§ **What you have to do**:
List all lines in the material below that contain "this".

§ **Extracted records**:
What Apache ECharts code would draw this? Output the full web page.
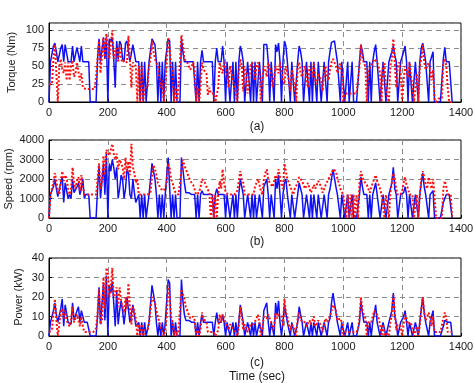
==
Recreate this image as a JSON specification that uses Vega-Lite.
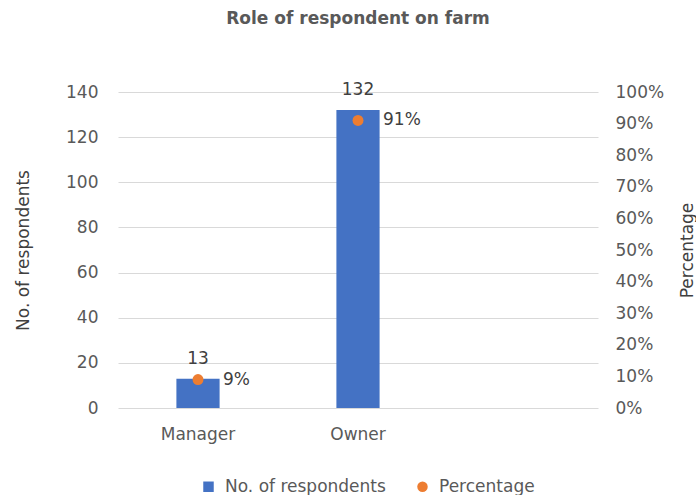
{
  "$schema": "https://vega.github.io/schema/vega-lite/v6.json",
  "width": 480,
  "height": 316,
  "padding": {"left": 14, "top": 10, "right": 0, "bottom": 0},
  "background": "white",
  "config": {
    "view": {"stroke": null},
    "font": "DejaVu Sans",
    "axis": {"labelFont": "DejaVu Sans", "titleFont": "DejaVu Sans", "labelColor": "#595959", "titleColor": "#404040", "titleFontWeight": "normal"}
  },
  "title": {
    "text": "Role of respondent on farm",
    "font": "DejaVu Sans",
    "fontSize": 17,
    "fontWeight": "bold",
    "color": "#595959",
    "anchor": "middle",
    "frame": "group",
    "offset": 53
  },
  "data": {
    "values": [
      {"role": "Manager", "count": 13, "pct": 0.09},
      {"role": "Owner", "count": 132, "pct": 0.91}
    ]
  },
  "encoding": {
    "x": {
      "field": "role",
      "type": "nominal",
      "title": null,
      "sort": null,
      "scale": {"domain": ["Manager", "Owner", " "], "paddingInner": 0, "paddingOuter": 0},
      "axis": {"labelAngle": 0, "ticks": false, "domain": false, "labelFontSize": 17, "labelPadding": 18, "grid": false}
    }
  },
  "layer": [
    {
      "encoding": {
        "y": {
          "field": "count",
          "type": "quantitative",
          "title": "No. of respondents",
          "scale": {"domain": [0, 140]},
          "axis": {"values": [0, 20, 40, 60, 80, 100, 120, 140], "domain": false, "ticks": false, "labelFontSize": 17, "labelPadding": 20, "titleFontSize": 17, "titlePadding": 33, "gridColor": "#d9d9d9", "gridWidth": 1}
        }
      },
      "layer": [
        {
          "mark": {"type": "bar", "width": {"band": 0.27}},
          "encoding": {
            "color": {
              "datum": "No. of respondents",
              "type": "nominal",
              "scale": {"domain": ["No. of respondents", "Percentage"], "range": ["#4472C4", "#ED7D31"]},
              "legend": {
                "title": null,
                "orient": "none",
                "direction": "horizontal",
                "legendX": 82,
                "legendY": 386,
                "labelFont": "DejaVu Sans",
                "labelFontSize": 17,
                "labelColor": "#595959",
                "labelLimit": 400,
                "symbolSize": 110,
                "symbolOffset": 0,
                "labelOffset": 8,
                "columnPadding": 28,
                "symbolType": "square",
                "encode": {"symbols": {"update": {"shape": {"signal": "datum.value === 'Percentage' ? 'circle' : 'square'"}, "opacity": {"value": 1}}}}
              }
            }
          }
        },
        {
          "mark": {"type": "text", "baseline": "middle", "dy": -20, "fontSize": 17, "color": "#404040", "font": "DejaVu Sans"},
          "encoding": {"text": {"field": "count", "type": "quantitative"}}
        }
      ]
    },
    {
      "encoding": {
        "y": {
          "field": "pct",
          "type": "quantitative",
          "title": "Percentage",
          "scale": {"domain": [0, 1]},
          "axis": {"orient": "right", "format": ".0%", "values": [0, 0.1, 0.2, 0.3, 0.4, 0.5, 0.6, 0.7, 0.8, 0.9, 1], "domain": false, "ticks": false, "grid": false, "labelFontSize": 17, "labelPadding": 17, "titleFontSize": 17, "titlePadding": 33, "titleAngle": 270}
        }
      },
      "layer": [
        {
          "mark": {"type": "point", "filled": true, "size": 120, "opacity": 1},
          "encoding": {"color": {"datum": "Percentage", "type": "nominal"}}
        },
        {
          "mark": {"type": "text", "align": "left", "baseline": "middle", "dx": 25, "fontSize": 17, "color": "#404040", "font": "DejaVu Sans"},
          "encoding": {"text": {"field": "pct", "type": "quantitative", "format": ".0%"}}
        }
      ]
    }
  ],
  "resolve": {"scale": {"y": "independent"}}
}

§ **Correct answer**:
What Apache ECharts code would draw this? Output the full web page.
Recreate this image as a JSON specification that uses Vega-Lite.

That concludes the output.